European Institute of Social Security
Your source for training, education, research, and networking on social security and social protection in Europe
2018 EISS Conference in Venice, Italy: “Sustainable social security: past and future challenges in social security”
The EISS is celebrated its 50th anniversary with a splendid international conference from 11 to 12 October at the premises of Venice International University. The conference focused on sustainable social security.
On 11 and 12 October, the EISS welcomed around 90 participants for its annual conference, which this year celebrated the 50th anniversary of the Institute. The participants representend a good reflection of the condition of the Institute at its 50th birthday: the current established generation of social security academics and professionals was complemented by a new generation of young researchers in the field, who were amply present. The conference succeeded in its aim to bring the different generations of social security experts together, an exchange both sides could appreciate. While the invited speakers delivered contributions at a very high level, the comments of the young researchers added an extra perspective to the conference that was highly valued by all present.

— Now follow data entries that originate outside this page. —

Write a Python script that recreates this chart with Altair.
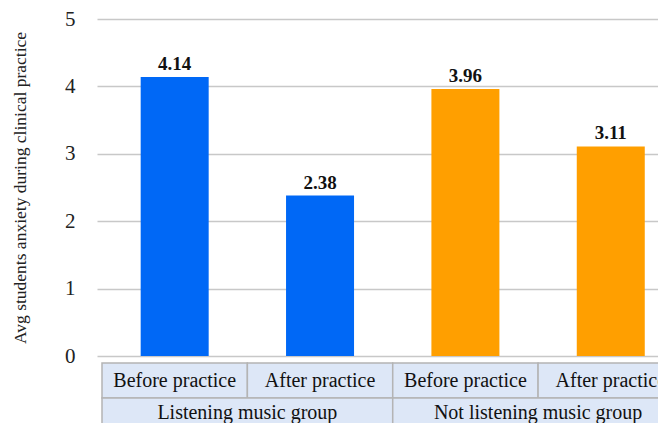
import altair as alt
import pandas as pd

categories = ["Before practice", "After practice", "Before practice", "After practice"]
groups = ["Listening music group", "Listening music group",
          "Not listening music group", "Not listening music group"]
values = [4.14, 2.38, 3.96, 3.11]
group_names = ["Listening music group", "Not listening music group"]
group_colors = ["#0068F6", "#FF9F00"]
y_ticks = [0, 1, 2, 3, 4, 5]
y_title = "Avg students anxiety during clinical practice"

FONT = "Liberation Serif"

df = pd.DataFrame({"category": categories, "group": groups, "value": values})
df["idx"] = range(len(df))
df["x0"] = df["idx"]
df["x1"] = df["idx"] + 1
df["xc"] = df["idx"] + 0.5

gdf = df.groupby("group", as_index=False).agg(x0=("x0", "min"), x1=("x1", "max"))
gdf["xc"] = (gdf["x0"] + gdf["x1"]) / 2

W, H = 561, 404
col_w = 148
xscale = alt.Scale(domain=[0, W / col_w], range=[0, W], nice=False, zero=False)
yscale = alt.Scale(domain=[0, 5], range=[337, 0], nice=False)

color = alt.Color("group:N", scale=alt.Scale(domain=group_names, range=group_colors), legend=None)

base = alt.Chart(df)

bars = base.mark_bar(size=68).encode(
    x=alt.X("xc:Q", scale=xscale, axis=None),
    y=alt.Y("value:Q", scale=yscale,
            axis=alt.Axis(values=y_ticks, format="d", title=y_title, grid=True,
                          gridColor="#c8c8c8", gridWidth=1.5, ticks=False, domain=False,
                          labelFont=FONT, labelFontSize=21, labelColor="#222222",
                          labelPadding=22, titleFont=FONT, titleFontSize=17.5,
                          titleFontWeight="normal", titleColor="#222222", titleX=-77,
                          titleY=168.5, titleAngle=270, titleAlign="center",
                          titleBaseline="middle")),
    color=color,
)

labels = base.mark_text(font=FONT, fontSize=19, fontWeight="bold", baseline="bottom",
                        dy=-3, color="#111111").encode(
    x=alt.X("xc:Q", scale=xscale),
    y=alt.Y("value:Q", scale=yscale),
    text=alt.Text("value:Q", format=".2f"),
)

row1 = base.mark_rect(fill="#dde7f7", stroke="#b4b4b4", strokeWidth=1.5).encode(
    x=alt.X("x0:Q", scale=xscale), x2="x1:Q",
    y=alt.value(344), y2=alt.value(379),
)
row1_text = base.mark_text(font=FONT, fontSize=20, baseline="middle", color="#111111").encode(
    x=alt.X("xc:Q", scale=xscale), y=alt.value(362), text="category:N",
)

gbase = alt.Chart(gdf)
row2 = gbase.mark_rect(fill="#dde7f7", stroke="#b4b4b4", strokeWidth=1.5).encode(
    x=alt.X("x0:Q", scale=xscale), x2="x1:Q",
    y=alt.value(379), y2=alt.value(420),
)
row2_text = gbase.mark_text(font=FONT, fontSize=20, baseline="middle", color="#111111").encode(
    x=alt.X("xc:Q", scale=xscale), y=alt.value(394), text="group:N",
)

chart = alt.layer(bars, labels, row1, row1_text, row2, row2_text).properties(
    width=W, height=H,
    autosize=alt.AutoSizeParams(type="none"),
    padding={"left": 97, "top": 19, "right": 0, "bottom": 0},
    background="white",
).configure_view(stroke=None)

chart.save("out.html", embed_options={"renderer": "svg", "actions": False})
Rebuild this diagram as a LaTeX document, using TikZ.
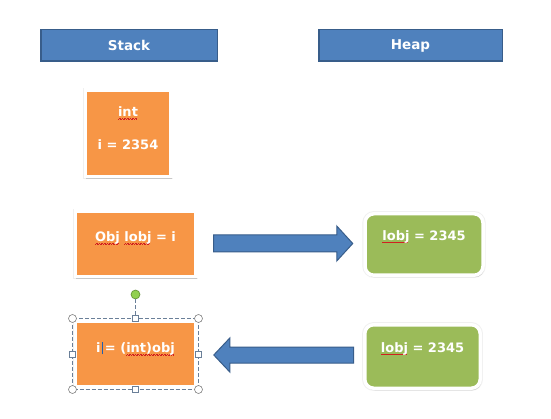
\documentclass[tikz,border=0pt]{standalone}
\usepackage{fontspec}
\setmainfont{DejaVu Sans}
\usetikzlibrary{shadows,calc}
\definecolor{orng}{HTML}{F79646}
\definecolor{bluefill}{HTML}{4F81BD}
\definecolor{blueline}{HTML}{385D8A}
\definecolor{grn}{HTML}{9BBB59}
\definecolor{selcol}{HTML}{6A7F98}
\definecolor{dotgreen}{HTML}{92D050}
\definecolor{dotline}{HTML}{5E8C31}
\definecolor{cursorblue}{HTML}{1F5FB0}
\definecolor{spellred}{HTML}{D02020}
\newcommand\spellwave[1]{\setbox0\hbox{#1}\leavevmode
  \rlap{\raisebox{-2.6pt}{\textcolor{spellred}{\hbox to \wd0{\leaders\hbox{\rule{0.5pt}{0.5pt}\kern0.3pt\rule[0.6pt]{0.5pt}{0.5pt}\kern0.3pt}\hfill}}}}\box0\relax}
\begin{document}
\begin{tikzpicture}[x=1pt,y=-1pt,
  hdr/.style={draw=blueline, line width=1.5pt, fill=bluefill, text=white,
    font=\bfseries\fontsize{13.5}{15}\selectfont, inner sep=0},
  stackbox/.style={draw=white, line width=3.5pt, fill=orng, text=white,
    font=\bfseries\fontsize{13}{16}\selectfont, align=center, inner sep=0,
    preaction={draw=black!6, line width=5.3pt},
    drop shadow={opacity=.35, shadow xshift=1pt, shadow yshift=-2pt}},
  heapbox/.style={stackbox, fill=grn, rounded corners=9pt},
  blockarrow/.style={draw=blueline, line width=1pt, fill=bluefill, line join=miter},
  seldash/.style={draw=selcol, line width=0.7pt, dash pattern=on 4pt off 2pt},
  cornerhandle/.style={circle, draw=gray, line width=0.6pt, fill=white, inner sep=0, minimum size=8pt},
  sidehandle/.style={rectangle, draw=selcol, line width=0.6pt, fill=white, inner sep=0, minimum size=6pt},
  rotdot/.style={circle, draw=dotline, line width=0.6pt, fill=dotgreen, inner sep=0, minimum size=9pt}
]
\useasboundingbox[fill=white] (0,0) rectangle (551,419);

% headers
\node[hdr, minimum width=176.5pt, minimum height=31.5pt] (stack) at (129,45.5) {Stack};
\node[hdr, minimum width=183.5pt, minimum height=31.5pt] (heap) at (410.5,45.5) {Heap};

% stack boxes
\node[stackbox, minimum width=85.5pt, minimum height=86.5pt] (intbox) at (128,133.5)
  {\spellwave{int}\\[17pt]i = 2354\\[-10pt]\strut};
\node[stackbox, minimum width=120.5pt, minimum height=65.5pt] (obj) at (135.5,244)
  {\spellwave{Obj} \spellwave{lobj} = i\\[-6pt]\strut};
\node[stackbox, minimum width=120.5pt, minimum height=65.5pt] (bot) at (135.5,354)
  {i\kern1pt\textcolor{cursorblue}{\rule[-1.5pt]{1.3pt}{12pt}}\kern2pt= (\spellwave{int)obj}\\[-8pt]\strut};

% heap boxes
\node[heapbox, minimum width=118pt, minimum height=61.5pt] (green1) at (424,244.5)
  {\spellwave{lobj} = 2345\\[-2pt]\strut};
\node[heapbox, minimum width=115.5pt, minimum height=63.5pt] (green2) at (422.5,356.5)
  {\spellwave{lobj} = 2345\\[-2pt]\strut};

% selection frame around bottom box
\coordinate (snw) at ($(bot.north west)+(-1,-1)$);
\coordinate (sse) at ($(bot.south east)+(1,1)$);
\draw[seldash] (snw) rectangle (sse);
\coordinate (sne) at (snw -| sse);
\coordinate (ssw) at (sse -| snw);
\node[sidehandle] (htop) at ($(snw)!0.5!(sne)$) {};
\node[sidehandle] (hbot) at ($(ssw)!0.5!(sse)$) {};
\node[sidehandle] (hleft) at ($(snw)!0.5!(ssw)$) {};
\node[sidehandle] (hright) at ($(sne)!0.5!(sse)$) {};
\node[cornerhandle] (hnw) at (snw) {};
\node[cornerhandle] (hne) at (sne) {};
\node[cornerhandle] (hsw) at (ssw) {};
\node[cornerhandle] (hse) at (sse) {};
\node[rotdot] (rot) at ($(htop)+(0,-24)$) {};
\draw[seldash] (rot) -- (htop);

% right block arrow: obj -> green1
\coordinate (r1s) at ($(obj.east)+(16,-0.5)$);
\coordinate (r1e) at ($(r1s -| green1.west)+(-10.5,0)$);
\draw[blockarrow] ($(r1s)+(0,-8.5)$) -- ($(r1e)+(-16,-8.5)$) -- ($(r1e)+(-16,-17.5)$)
  -- (r1e) -- ($(r1e)+(-16,17.5)$) -- ($(r1e)+(-16,8.5)$) -- ($(r1s)+(0,8.5)$) -- cycle;

% left block arrow: green2 -> bot
\coordinate (l1s) at ($(green2.west)+(-9.5,-1.5)$);
\coordinate (l1e) at ($(l1s -| hright.east)+(12,0)$);
\draw[blockarrow] ($(l1s)+(0,-8)$) -- ($(l1e)+(16,-8)$) -- ($(l1e)+(16,-17)$)
  -- (l1e) -- ($(l1e)+(16,17)$) -- ($(l1e)+(16,8)$) -- ($(l1s)+(0,8)$) -- cycle;
\end{tikzpicture}
\end{document}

The partnership between the founding universities of the EISS in organizing the event added to its symbolic value. Benefitting from the wonderful location on the island of San Servolo in Venice provided by the partners of Venice International University, all participants agreed that the conference celebrated the Institute in a perfectly fitting manner.
The conference presentations will be made available to the participants and the members of the EISS in the near future.
Next year's conference will take place in Zurich from 26-27 September. The focus will be on "Social Security and New Family Structures". We hope to welcome you then!
On the conference topic:
Sustainability is often referred to as a major objective to be respected by social policy makers. Yet, what is to be understood by this principle? Is there something as a common understanding of the principle of sustainability, valid across various disciplines, in a cross-national setting and going beyond the mere economic-financial assessment of system sustainability (“i.e. financial and economic constraints to social security”), which is traditionally applied by international organizations such as IMF, OECD and the EU?
By merging the different views on sustainability (law, economics and social security), the ambition was to find out whether sustainability can be a guiding principle in designing a global model for social security, reaching in its turn to new global (legal) standards in the field of social security. The joint event thus addressed an international (European) public and had the ambition to bring together established scholars in the field as well as the upcoming younger generation of social security scientists.
The conference was also the occasion to celebrate the 50 years of the European Institute of Social Security; hence, we brought together the past (founding generations of the Institute) and the future generations of social security scientists around the topic of sustainability (part of them being participants in the Young Research Event that preceded the conference).